Friday, March 02, 2007

Astronomical Event

There is going to be a lunar eclipse tomorrow. I have always worried about these things (even more so about solar eclipses). The aliens could be out there waiting to attack and this could provide them needed cover. Keep a goddamned hairy eyeball out for anything unusual, all of you. And make sure you can defend yourselves! If you don’t have a gun, go out and buy one. It could mean the difference between a successful invasion and a thwarted one. If you happen to fill the supreme leader alien up with lead, the others will turn tail (or whatever they have on their backsides) and run (or how ever they ambulate).

I’m planning on walking around with my trusty S&Wesson .357 magnum on my hip (note to C.G. - I will be over to pick it up tomorrow). Should get the job done. If not, I will have my .45-70 Contender close by. But I don’t suspect the aliens will be very big or strong. And, although this might sound a bit silly, I will be wearing a baseball cap lined with aluminum foil so their mind control won’t be able to effect me. And I will keep my thoughts simple and focused. Like George Bush’s thoughts but with the addition of the focused part.
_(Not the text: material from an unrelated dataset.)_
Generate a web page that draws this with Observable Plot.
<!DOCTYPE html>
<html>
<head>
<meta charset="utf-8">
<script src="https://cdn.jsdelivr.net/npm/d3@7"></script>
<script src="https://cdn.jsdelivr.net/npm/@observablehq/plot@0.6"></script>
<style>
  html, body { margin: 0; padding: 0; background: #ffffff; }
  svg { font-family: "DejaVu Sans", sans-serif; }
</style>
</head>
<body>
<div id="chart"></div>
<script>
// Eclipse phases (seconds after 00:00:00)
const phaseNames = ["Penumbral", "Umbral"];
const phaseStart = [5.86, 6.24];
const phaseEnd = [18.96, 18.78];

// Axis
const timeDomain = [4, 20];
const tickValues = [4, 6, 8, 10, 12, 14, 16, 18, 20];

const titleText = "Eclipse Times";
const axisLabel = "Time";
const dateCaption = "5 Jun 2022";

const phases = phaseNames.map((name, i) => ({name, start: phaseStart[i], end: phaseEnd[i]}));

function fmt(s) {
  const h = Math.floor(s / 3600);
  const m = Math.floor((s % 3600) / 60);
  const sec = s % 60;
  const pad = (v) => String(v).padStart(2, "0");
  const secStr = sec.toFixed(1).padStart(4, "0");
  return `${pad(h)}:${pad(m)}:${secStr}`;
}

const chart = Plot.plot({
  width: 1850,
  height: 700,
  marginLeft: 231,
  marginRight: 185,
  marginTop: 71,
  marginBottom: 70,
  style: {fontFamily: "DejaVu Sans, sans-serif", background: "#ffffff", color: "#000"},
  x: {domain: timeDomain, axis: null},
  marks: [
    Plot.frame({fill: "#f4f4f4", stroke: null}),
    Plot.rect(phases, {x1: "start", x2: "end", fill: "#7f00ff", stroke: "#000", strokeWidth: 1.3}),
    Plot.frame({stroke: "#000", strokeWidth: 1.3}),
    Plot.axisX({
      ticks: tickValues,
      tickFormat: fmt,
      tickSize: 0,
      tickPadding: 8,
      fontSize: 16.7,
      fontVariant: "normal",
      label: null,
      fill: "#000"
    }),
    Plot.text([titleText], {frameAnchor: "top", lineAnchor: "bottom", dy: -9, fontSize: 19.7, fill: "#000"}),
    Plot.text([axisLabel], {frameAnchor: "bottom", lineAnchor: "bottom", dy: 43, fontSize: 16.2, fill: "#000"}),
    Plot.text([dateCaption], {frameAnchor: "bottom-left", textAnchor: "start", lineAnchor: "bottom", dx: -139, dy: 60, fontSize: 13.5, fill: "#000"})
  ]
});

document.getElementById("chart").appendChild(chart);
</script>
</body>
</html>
As another precaution, I have will be wearing a CD a on a string around my neck to deflect any tractor beams. Don’t want to be hauled on board no flying saucer! I prefer to wait until my next physical for an anal probe, thank you.
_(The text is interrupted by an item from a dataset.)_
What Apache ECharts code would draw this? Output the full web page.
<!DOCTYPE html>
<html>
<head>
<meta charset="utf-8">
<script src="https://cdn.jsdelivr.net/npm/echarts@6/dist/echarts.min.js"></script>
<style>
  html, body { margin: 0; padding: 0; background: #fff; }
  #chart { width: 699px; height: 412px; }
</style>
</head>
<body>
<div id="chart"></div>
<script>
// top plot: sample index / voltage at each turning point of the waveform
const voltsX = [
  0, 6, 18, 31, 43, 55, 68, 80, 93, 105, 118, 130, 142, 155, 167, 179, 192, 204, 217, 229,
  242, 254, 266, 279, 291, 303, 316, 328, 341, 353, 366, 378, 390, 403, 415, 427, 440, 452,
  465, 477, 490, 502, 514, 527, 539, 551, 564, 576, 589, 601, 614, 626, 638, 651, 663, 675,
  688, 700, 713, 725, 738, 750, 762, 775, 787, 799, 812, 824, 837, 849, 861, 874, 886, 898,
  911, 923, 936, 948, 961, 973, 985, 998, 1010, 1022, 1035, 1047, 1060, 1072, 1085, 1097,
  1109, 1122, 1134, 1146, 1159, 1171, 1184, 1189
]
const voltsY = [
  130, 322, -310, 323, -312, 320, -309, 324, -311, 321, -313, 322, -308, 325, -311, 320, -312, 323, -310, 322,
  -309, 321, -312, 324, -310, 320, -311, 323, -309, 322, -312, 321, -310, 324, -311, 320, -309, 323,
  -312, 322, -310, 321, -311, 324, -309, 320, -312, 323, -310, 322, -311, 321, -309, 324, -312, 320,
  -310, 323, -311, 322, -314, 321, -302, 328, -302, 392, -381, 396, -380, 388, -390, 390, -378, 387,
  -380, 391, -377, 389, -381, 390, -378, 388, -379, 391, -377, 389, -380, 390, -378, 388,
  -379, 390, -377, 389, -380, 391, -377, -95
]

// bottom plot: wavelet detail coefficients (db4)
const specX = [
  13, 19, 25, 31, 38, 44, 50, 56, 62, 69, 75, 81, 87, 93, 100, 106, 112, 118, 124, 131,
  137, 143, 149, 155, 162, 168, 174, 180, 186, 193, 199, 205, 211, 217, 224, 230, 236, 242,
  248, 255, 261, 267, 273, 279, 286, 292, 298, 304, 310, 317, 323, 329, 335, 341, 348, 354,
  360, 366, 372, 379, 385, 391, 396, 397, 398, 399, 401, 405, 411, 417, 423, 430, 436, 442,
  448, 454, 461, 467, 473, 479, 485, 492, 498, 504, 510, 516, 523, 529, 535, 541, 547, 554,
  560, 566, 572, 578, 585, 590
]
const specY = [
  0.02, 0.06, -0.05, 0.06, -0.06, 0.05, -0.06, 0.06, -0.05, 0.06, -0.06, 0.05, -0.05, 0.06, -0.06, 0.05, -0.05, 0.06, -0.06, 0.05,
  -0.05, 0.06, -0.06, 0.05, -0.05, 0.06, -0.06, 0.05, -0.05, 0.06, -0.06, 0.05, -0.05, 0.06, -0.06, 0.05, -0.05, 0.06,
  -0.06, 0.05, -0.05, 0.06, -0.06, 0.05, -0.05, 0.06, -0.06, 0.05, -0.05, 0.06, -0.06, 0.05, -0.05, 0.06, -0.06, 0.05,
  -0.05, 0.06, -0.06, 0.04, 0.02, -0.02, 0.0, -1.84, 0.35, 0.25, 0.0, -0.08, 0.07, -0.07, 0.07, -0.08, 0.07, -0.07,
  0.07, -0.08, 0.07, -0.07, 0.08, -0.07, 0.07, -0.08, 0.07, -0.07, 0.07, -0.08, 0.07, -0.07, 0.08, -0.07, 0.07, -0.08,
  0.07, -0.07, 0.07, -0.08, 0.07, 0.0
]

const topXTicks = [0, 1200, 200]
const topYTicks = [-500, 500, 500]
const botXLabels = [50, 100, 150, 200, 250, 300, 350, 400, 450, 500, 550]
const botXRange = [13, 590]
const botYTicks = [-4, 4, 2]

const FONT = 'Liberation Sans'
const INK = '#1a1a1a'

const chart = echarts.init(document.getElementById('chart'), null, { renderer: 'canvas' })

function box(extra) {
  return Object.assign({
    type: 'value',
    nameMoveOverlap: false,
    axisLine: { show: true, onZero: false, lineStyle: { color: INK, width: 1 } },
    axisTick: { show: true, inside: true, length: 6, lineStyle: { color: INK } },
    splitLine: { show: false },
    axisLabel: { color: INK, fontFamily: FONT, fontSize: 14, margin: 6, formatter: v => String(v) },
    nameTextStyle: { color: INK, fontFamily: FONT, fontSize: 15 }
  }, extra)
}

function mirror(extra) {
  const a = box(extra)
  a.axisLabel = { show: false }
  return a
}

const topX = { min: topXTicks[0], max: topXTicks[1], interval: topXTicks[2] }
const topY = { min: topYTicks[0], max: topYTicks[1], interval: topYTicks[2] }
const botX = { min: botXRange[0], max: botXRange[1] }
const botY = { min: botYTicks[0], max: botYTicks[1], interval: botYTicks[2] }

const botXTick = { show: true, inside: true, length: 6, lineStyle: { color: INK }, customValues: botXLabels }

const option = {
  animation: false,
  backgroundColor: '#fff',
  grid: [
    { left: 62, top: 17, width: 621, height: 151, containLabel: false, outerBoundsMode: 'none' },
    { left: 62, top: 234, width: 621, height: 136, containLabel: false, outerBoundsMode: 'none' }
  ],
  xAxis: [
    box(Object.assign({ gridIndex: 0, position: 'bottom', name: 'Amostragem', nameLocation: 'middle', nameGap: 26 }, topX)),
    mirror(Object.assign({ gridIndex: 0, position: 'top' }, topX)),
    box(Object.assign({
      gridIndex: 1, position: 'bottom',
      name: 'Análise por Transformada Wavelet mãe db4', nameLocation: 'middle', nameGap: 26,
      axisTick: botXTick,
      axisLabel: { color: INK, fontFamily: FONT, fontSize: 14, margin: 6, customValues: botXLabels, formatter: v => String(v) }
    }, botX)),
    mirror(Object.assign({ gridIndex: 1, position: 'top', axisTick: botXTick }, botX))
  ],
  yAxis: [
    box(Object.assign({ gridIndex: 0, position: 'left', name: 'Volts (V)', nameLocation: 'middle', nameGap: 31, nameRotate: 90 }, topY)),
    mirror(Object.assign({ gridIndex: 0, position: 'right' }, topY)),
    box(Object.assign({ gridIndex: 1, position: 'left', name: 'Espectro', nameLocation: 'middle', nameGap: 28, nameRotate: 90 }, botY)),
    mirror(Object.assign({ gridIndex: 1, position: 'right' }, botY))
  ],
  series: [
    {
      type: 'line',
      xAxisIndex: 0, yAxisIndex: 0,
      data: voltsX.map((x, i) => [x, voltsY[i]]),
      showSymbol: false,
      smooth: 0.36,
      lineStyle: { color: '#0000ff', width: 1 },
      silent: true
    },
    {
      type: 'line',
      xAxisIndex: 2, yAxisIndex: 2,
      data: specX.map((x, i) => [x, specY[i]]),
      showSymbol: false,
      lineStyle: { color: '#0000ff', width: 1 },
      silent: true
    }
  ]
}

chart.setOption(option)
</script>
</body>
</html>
And I have set up my band’s PA system on my breezeway in hopes of using sound to repel any potential invading green hordes. Through research, I have determined that most aliens dislike 80s hair metal so I will have my Camarojuana record playing at sound detecting proboscis splitting levels.

You may find this a bit much, but I have dug 15 holes around my yard and placed in each a pipe filled with tightly packed gun powder (FFg) wired to a central firing mechanism on the breezeway. On top of each pipe I poured about a pound of double-aught buck. Shit, you should have seen my nosy neighbors when I did this! I told them I was setting traps for the squirrels. I’m not sure they bought it. But they will surely thank me when I blow up an alien spacecraft bent on zapping our houses into ashes.

Unless you’re the kind who looks forward to performing slave labor on alien worlds, I suggest all of you take similar steps to protect mankind. And, weather permitting, enjoy the lunar eclipse!


At 9:13 AM, Anonymous Anonymous said...

Are you sure about the Camerojuana? I haven't heard of them, but in the movie, Mars Attacks the aliens were finally thwarted by some yodelly country music. Their brains exploded all green inside their helmets. Country music has a similar effect on me. That and doo-wop.